(Rows from a dataset of charts and code)
----------

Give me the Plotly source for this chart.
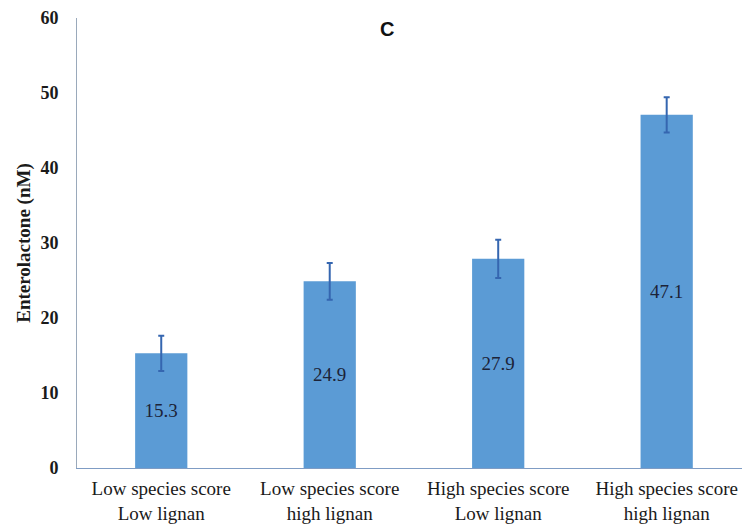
import plotly.graph_objects as go

categories = ["Low species score<br>Low lignan", "Low species score<br>high lignan",
              "High species score<br>Low lignan", "High species score<br>high lignan"]
values = [15.3, 24.9, 27.9, 47.1]
errors = [2.35, 2.45, 2.55, 2.35]
labels = ["15.3", "24.9", "27.9", "47.1"]
y_ticks = [0, 10, 20, 30, 40, 50, 60]

SERIF = "'Times New Roman', 'Liberation Serif', 'DejaVu Serif', serif"

fig = go.Figure()
fig.add_trace(go.Bar(
    x=list(range(len(categories))), y=values,
    marker=dict(color="#5b9bd5", line=dict(width=0)),
    error_y=dict(type="data", array=errors, visible=True, color="#3566b0", thickness=2, width=3),
    text=labels, textposition="inside", insidetextanchor="middle",
    textfont=dict(family=SERIF, size=19, color="#1c2338"),
    textangle=0,
))

fig.update_layout(
    width=742, height=526,
    margin=dict(l=77, r=0, t=18, b=58),
    plot_bgcolor="white", paper_bgcolor="white",
    bargap=0.69, showlegend=False,
    xaxis=dict(
        tickmode="array", tickvals=list(range(len(categories))), ticktext=categories,
        range=[-0.5, 3.447], showline=True, linecolor="#7f9cc4", linewidth=1,
        ticks="", showgrid=False, zeroline=False,
        tickfont=dict(family=SERIF, size=19, color="#1a1a1a"),
        ticklabelstandoff=3,
    ),
    yaxis=dict(
        range=[0, 60], tickvals=y_ticks, showline=True, linecolor="#9aa9bb", linewidth=1,
        ticks="", showgrid=False, zeroline=False,
        tickfont=dict(family=SERIF, size=18, color="#1a1a1a", weight="bold"),
        ticklabelstandoff=14,
        title=dict(text="<b>Enterolactone (nM)</b>", font=dict(family=SERIF, size=19, color="#1a1a1a"), standoff=4),
    ),
    annotations=[dict(text="<b>C</b>", xref="paper", yref="paper", x=0.466, y=0.975,
                      xanchor="center", yanchor="middle", showarrow=False,
                      font=dict(family="Arial, 'Liberation Sans', sans-serif", size=20, color="#111111"))],
)

fig.write_html("out.html")
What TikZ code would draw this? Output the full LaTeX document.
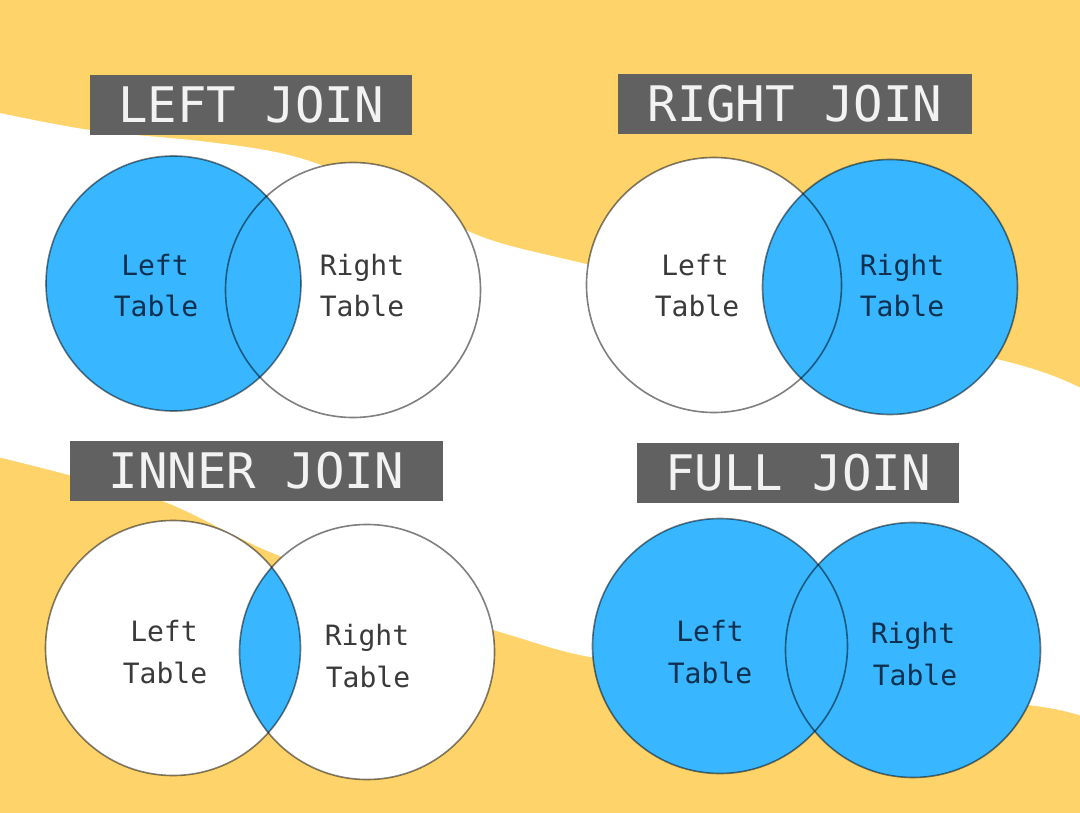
\documentclass[tikz,border=0pt]{standalone}
\usepackage{fontspec}
\newfontfamily\monofam{DejaVu Sans Mono}
\definecolor{bgyellow}{RGB}{253,211,106}
\definecolor{venblue}{RGB}{56,182,255}
\definecolor{titlegray}{RGB}{97,97,97}
\definecolor{titletext}{RGB}{242,242,242}
\definecolor{navytext}{RGB}{14,48,78}
\definecolor{graytext}{RGB}{58,58,58}
\begin{document}
\begin{tikzpicture}[x=1pt,y=-1pt,
  titlebox/.style={fill=titlegray, text=titletext, font=\monofam\fontsize{49}{49}\selectfont,
    text height=35pt, text depth=0pt, inner ysep=12.5pt, inner xsep=0pt, anchor=center},
  ring/.style={draw=black, draw opacity=0.5, line width=1.6pt},
  lblblue/.style={font=\monofam\fontsize{28}{28}\selectfont, text=navytext, anchor=base, inner sep=0pt},
  lblwhite/.style={lblblue, text=graytext},
  rad/.style={radius=127.5pt}
]
\useasboundingbox (0,0) rectangle (1080,813);
% background
\fill[bgyellow] (-5,-5) rectangle (1085,818);
\fill[white] plot[smooth, tension=0.6] coordinates {(-10,111) (90,130) (200,141) (280,153) (340,172) (420,205) (485,238) (590,265) (800,315) (1016,364) (1090,393)}
  -- plot[smooth, tension=0.55] coordinates {(1090,719) (1036,706) (860,689) (720,674) (590,657) (510,635) (400,600) (270,552) (165,502) (69,475) (-10,455)} -- cycle;

% centres
\coordinate (ljL) at (173.5,283.5);
\coordinate (ljR) at (353,290);
\coordinate (rjL) at (714,285);
\coordinate (rjR) at (890,287);
\coordinate (ijL) at (173,648);
\coordinate (ijR) at (367,652);
\coordinate (fjL) at (720,646);
\coordinate (fjR) at (913,650);

% LEFT JOIN
\fill[white] (ljR) circle[rad];
\fill[venblue] (ljL) circle[rad];
\draw[ring] (ljL) circle[rad];
\draw[ring] (ljR) circle[rad];
% RIGHT JOIN
\fill[white] (rjL) circle[rad];
\fill[venblue] (rjR) circle[rad];
\draw[ring] (rjL) circle[rad];
\draw[ring] (rjR) circle[rad];
% INNER JOIN
\fill[white] (ijL) circle[rad];
\fill[white] (ijR) circle[rad];
\begin{scope}
  \clip (ijL) circle[rad];
  \fill[venblue] (ijR) circle[rad];
\end{scope}
\draw[ring] (ijL) circle[rad];
\draw[ring] (ijR) circle[rad];
% FULL JOIN
\fill[venblue] (fjL) circle[rad];
\fill[venblue] (fjR) circle[rad];
\draw[ring] (fjL) circle[rad];
\draw[ring] (fjR) circle[rad];

% titles
\node[titlebox, minimum width=322pt] (tLJ) at (251,105) {LEFT JOIN};
\node[titlebox, minimum width=354pt] (tRJ) at (795,104) {RIGHT JOIN};
\node[titlebox, minimum width=373pt] (tIJ) at (256.5,471) {INNER JOIN};
\node[titlebox, minimum width=322pt] (tFJ) at (798,472.5) {FULL JOIN};

% labels
\node[lblblue] (ljL1) at (155,276) {Left};
\node[lblblue] (ljL2) at (156,317) {Table};
\node[lblwhite] (ljR1) at (362,276) {Right};
\node[lblwhite] (ljR2) at (362,317) {Table};

\node[lblwhite] (rjL1) at (695,276) {Left};
\node[lblwhite] (rjL2) at (697,317) {Table};
\node[lblblue] (rjR1) at (902,276) {Right};
\node[lblblue] (rjR2) at (902,317) {Table};

\node[lblwhite] (ijL1) at (164,641) {Left};
\node[lblwhite] (ijL2) at (165,683) {Table};
\node[lblwhite] (ijR1) at (367,645) {Right};
\node[lblwhite] (ijR2) at (368,687) {Table};

\node[lblblue] (fjL1) at (710,641) {Left};
\node[lblblue] (fjL2) at (710,683) {Table};
\node[lblblue] (fjR1) at (913,643) {Right};
\node[lblblue] (fjR2) at (915,685) {Table};
\end{tikzpicture}
\end{document}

----------

- _Job_:
From the listing, extract all text exactly as given and drop any picture.

- _Solution to the problem_:
Give me the Plotly source for this chart.
import plotly.graph_objects as go

categories = ["Low species score<br>Low lignan", "Low species score<br>high lignan",
              "High species score<br>Low lignan", "High species score<br>high lignan"]
values = [15.3, 24.9, 27.9, 47.1]
errors = [2.35, 2.45, 2.55, 2.35]
labels = ["15.3", "24.9", "27.9", "47.1"]
y_ticks = [0, 10, 20, 30, 40, 50, 60]

SERIF = "'Times New Roman', 'Liberation Serif', 'DejaVu Serif', serif"

fig = go.Figure()
fig.add_trace(go.Bar(
    x=list(range(len(categories))), y=values,
    marker=dict(color="#5b9bd5", line=dict(width=0)),
    error_y=dict(type="data", array=errors, visible=True, color="#3566b0", thickness=2, width=3),
    text=labels, textposition="inside", insidetextanchor="middle",
    textfont=dict(family=SERIF, size=19, color="#1c2338"),
    textangle=0,
))

fig.update_layout(
    width=742, height=526,
    margin=dict(l=77, r=0, t=18, b=58),
    plot_bgcolor="white", paper_bgcolor="white",
    bargap=0.69, showlegend=False,
    xaxis=dict(
        tickmode="array", tickvals=list(range(len(categories))), ticktext=categories,
        range=[-0.5, 3.447], showline=True, linecolor="#7f9cc4", linewidth=1,
        ticks="", showgrid=False, zeroline=False,
        tickfont=dict(family=SERIF, size=19, color="#1a1a1a"),
        ticklabelstandoff=3,
    ),
    yaxis=dict(
        range=[0, 60], tickvals=y_ticks, showline=True, linecolor="#9aa9bb", linewidth=1,
        ticks="", showgrid=False, zeroline=False,
        tickfont=dict(family=SERIF, size=18, color="#1a1a1a", weight="bold"),
        ticklabelstandoff=14,
        title=dict(text="<b>Enterolactone (nM)</b>", font=dict(family=SERIF, size=19, color="#1a1a1a"), standoff=4),
    ),
    annotations=[dict(text="<b>C</b>", xref="paper", yref="paper", x=0.466, y=0.975,
                      xanchor="center", yanchor="middle", showarrow=False,
                      font=dict(family="Arial, 'Liberation Sans', sans-serif", size=20, color="#111111"))],
)

fig.write_html("out.html")
What TikZ code would draw this? Output the full LaTeX document.
\documentclass[tikz,border=0pt]{standalone}
\usepackage{fontspec}
\newfontfamily\monofam{DejaVu Sans Mono}
\definecolor{bgyellow}{RGB}{253,211,106}
\definecolor{venblue}{RGB}{56,182,255}
\definecolor{titlegray}{RGB}{97,97,97}
\definecolor{titletext}{RGB}{242,242,242}
\definecolor{navytext}{RGB}{14,48,78}
\definecolor{graytext}{RGB}{58,58,58}
\begin{document}
\begin{tikzpicture}[x=1pt,y=-1pt,
  titlebox/.style={fill=titlegray, text=titletext, font=\monofam\fontsize{49}{49}\selectfont,
    text height=35pt, text depth=0pt, inner ysep=12.5pt, inner xsep=0pt, anchor=center},
  ring/.style={draw=black, draw opacity=0.5, line width=1.6pt},
  lblblue/.style={font=\monofam\fontsize{28}{28}\selectfont, text=navytext, anchor=base, inner sep=0pt},
  lblwhite/.style={lblblue, text=graytext},
  rad/.style={radius=127.5pt}
]
\useasboundingbox (0,0) rectangle (1080,813);
% background
\fill[bgyellow] (-5,-5) rectangle (1085,818);
\fill[white] plot[smooth, tension=0.6] coordinates {(-10,111) (90,130) (200,141) (280,153) (340,172) (420,205) (485,238) (590,265) (800,315) (1016,364) (1090,393)}
  -- plot[smooth, tension=0.55] coordinates {(1090,719) (1036,706) (860,689) (720,674) (590,657) (510,635) (400,600) (270,552) (165,502) (69,475) (-10,455)} -- cycle;

% centres
\coordinate (ljL) at (173.5,283.5);
\coordinate (ljR) at (353,290);
\coordinate (rjL) at (714,285);
\coordinate (rjR) at (890,287);
\coordinate (ijL) at (173,648);
\coordinate (ijR) at (367,652);
\coordinate (fjL) at (720,646);
\coordinate (fjR) at (913,650);

% LEFT JOIN
\fill[white] (ljR) circle[rad];
\fill[venblue] (ljL) circle[rad];
\draw[ring] (ljL) circle[rad];
\draw[ring] (ljR) circle[rad];
% RIGHT JOIN
\fill[white] (rjL) circle[rad];
\fill[venblue] (rjR) circle[rad];
\draw[ring] (rjL) circle[rad];
\draw[ring] (rjR) circle[rad];
% INNER JOIN
\fill[white] (ijL) circle[rad];
\fill[white] (ijR) circle[rad];
\begin{scope}
  \clip (ijL) circle[rad];
  \fill[venblue] (ijR) circle[rad];
\end{scope}
\draw[ring] (ijL) circle[rad];
\draw[ring] (ijR) circle[rad];
% FULL JOIN
\fill[venblue] (fjL) circle[rad];
\fill[venblue] (fjR) circle[rad];
\draw[ring] (fjL) circle[rad];
\draw[ring] (fjR) circle[rad];

% titles
\node[titlebox, minimum width=322pt] (tLJ) at (251,105) {LEFT JOIN};
\node[titlebox, minimum width=354pt] (tRJ) at (795,104) {RIGHT JOIN};
\node[titlebox, minimum width=373pt] (tIJ) at (256.5,471) {INNER JOIN};
\node[titlebox, minimum width=322pt] (tFJ) at (798,472.5) {FULL JOIN};

% labels
\node[lblblue] (ljL1) at (155,276) {Left};
\node[lblblue] (ljL2) at (156,317) {Table};
\node[lblwhite] (ljR1) at (362,276) {Right};
\node[lblwhite] (ljR2) at (362,317) {Table};

\node[lblwhite] (rjL1) at (695,276) {Left};
\node[lblwhite] (rjL2) at (697,317) {Table};
\node[lblblue] (rjR1) at (902,276) {Right};
\node[lblblue] (rjR2) at (902,317) {Table};

\node[lblwhite] (ijL1) at (164,641) {Left};
\node[lblwhite] (ijL2) at (165,683) {Table};
\node[lblwhite] (ijR1) at (367,645) {Right};
\node[lblwhite] (ijR2) at (368,687) {Table};

\node[lblblue] (fjL1) at (710,641) {Left};
\node[lblblue] (fjL2) at (710,683) {Table};
\node[lblblue] (fjR1) at (913,643) {Right};
\node[lblblue] (fjR2) at (915,685) {Table};
\end{tikzpicture}
\end{document}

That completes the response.